Install Dependencies

# Install dependencies
npm install

Run the Server

# Run the server
npm run dev

Test the API

The API is running at http://localhost:8000Dynamic Documentation will be running at http://localhost:8000/doc 

Integrating Vector Database Providers

We support providers like Weaviate and Pinecone, as both platforms expose REST APIs that conform to the expected payload format documented above. Integration Examples

Common Errors and Troubleshooting

ScenarioError Message
HTTP instead of HTTPS”External knowledge base URL must use HTTPS protocol”
Local/private IP”External knowledge base URL cannot point to local network”
API unreachable”Failed to verify external knowledge base connectivity”
API timeout (>50s)“External API request timed out”
Problem: Cannot connect to external API
  1. Verify your API endpoint is publicly accessible via HTTPS
  2. Check your API logs for incoming requests from orq.ai IP addresses
  3. Verify your firewall/security groups allow inbound HTTPS traffic
Problem: API key authentication failing
  1. Verify the API key is correct and has not expired
  2. Check that your API expects Bearer authentication in the Authorization header
  3. Confirm your API key has the necessary permissions to perform searches
Problem: No results returned or poor quality results
  1. Verify your API returns the expected response format (see Response Payload above)
  2. Check that scores.search_score values are between 0 and 1
  3. Test with different threshold values (lower threshold = more results)
  4. If using reranking, ensure both search_score and rerank_score are provided
  5. Verify your external vector database has sufficient indexed documents
Problem: Slow response times
  1. Monitor your external API response times
  2. Consider implementing caching for frequently searched queries
  3. Optimize your vector database indexes
  4. Check if your external API is rate limiting requests

Configuring your External Knowledge Base

Datasource configuration is not accessible within External Knowledge base, as data is hosted outside of Orq.ai.
The available configurations are:
For detailed configuration options, scroll to the Knowledge Settings section above to see all available features for both internal and external Knowledge Bases.
Your External Knowledge Base is connected:

Retrieval Logs

When Using a Knowledge Base in a Prompt within Playground, Experiment, Deployment, or Agent, logs are generated and will transparently contain details of how Knowledge Bases were accessed.
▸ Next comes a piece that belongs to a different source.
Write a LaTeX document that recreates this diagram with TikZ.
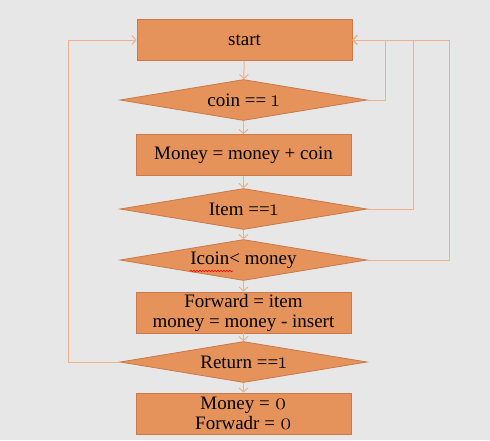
\documentclass[tikz,border=0pt]{standalone}
\usepackage{fontspec}
\setmainfont{Liberation Serif}
\newfontfamily\osffam{Latin Modern Roman}[Numbers=OldStyle]
\newcommand{\osd}[1]{{\osffam\fontsize{23}{20}\selectfont #1}}
\usetikzlibrary{shapes.geometric,arrows.meta,decorations.pathmorphing}
\definecolor{bg}{HTML}{E7E7E7}
\definecolor{boxfill}{HTML}{E5935B}
\definecolor{boxline}{HTML}{C9794A}
\definecolor{conn}{HTML}{F0B088}
\begin{document}
\begin{tikzpicture}[x=1pt,y=-1pt,
  font=\fontsize{19}{20}\selectfont,
  procbox/.style={rectangle,draw=boxline,fill=boxfill,line width=0.8pt,
    minimum width=215pt,minimum height=41pt,inner sep=1pt,align=center},
  decbox/.style={diamond,draw=boxline,fill=boxfill,line width=0.8pt,aspect=6,
    minimum width=247pt,minimum height=41pt,inner sep=0pt,align=center},
  flow/.style={draw=conn,line width=1pt,-{Straight Barb[length=4pt,width=9pt]}}]
\fill[bg] (0,0) rectangle (490,440);
\useasboundingbox (0,0) rectangle (490,440);
\node[procbox] (start) at (244.5,40) {start};
\node[decbox] (coin) at (243.5,100) {coin == \osd{1}};
\node[procbox] (money) at (243.5,155) {Money = money + coin};
\node[decbox] (item) at (243.5,209) {Item ==\osd{1}};
\node[decbox] (icoin) at (243.5,260) {Icoin< money};
\node[procbox] (fwd) at (243.5,312.5) {Forward = item\\money = money - insert};
\node[decbox] (ret) at (243.5,362) {Return ==\osd{1}};
\node[procbox] (zero) at (243.5,413.5) {Money = \osd{0}\\Forwadr = \osd{0}};
\draw[red,line width=0.6pt,decorate,decoration={snake,amplitude=0.8pt,segment length=3pt}] (190,271) -- (233,271);
\coordinate (r1) at (385,40);
\coordinate (r2) at (413,40);
\coordinate (r3) at (449,40);
\coordinate (l1) at (68,362);
\draw[flow] (start) -- (coin);
\draw[flow] (coin) -- (money);
\draw[flow] (money) -- (item);
\draw[flow] (item) -- (icoin);
\draw[flow] (icoin) -- (fwd);
\draw[flow] (fwd) -- (ret);
\draw[flow] (ret) -- (zero);
\draw[flow] (coin.east) -| (r1) -- (start.east);
\draw[flow] (item.east) -| (r2) -- (start.east);
\draw[flow] (icoin.east) -| (r3) -- (start.east);
\draw[flow] (ret.west) -- (l1) |- (start.west);
\end{tikzpicture}
\end{document}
To find logs, head to the Logs tabs within the module you’re in, then select one log to open the detail panel for one log entry. The following panel will open. On the right side of the screen you have access to the Retrievals section that details the Knowledge Base used and how it was queried. The Query can be seen, which was used to retrieve the relevant chunks from the Knowledge Base. The Documents show the retrieved chunks, ordered by relevance score.

User Message Augmentation

On the left side of the panel, you can see how the Knowledge Base variable is modified with the retrieval results in blue. The blue parts of the messages are the retrieval results injected into the user message. They will then be used as data with which the model can respond to the user query.
Using the blue text, you can verify that the query is correct and that the expected chunks are loaded into the message.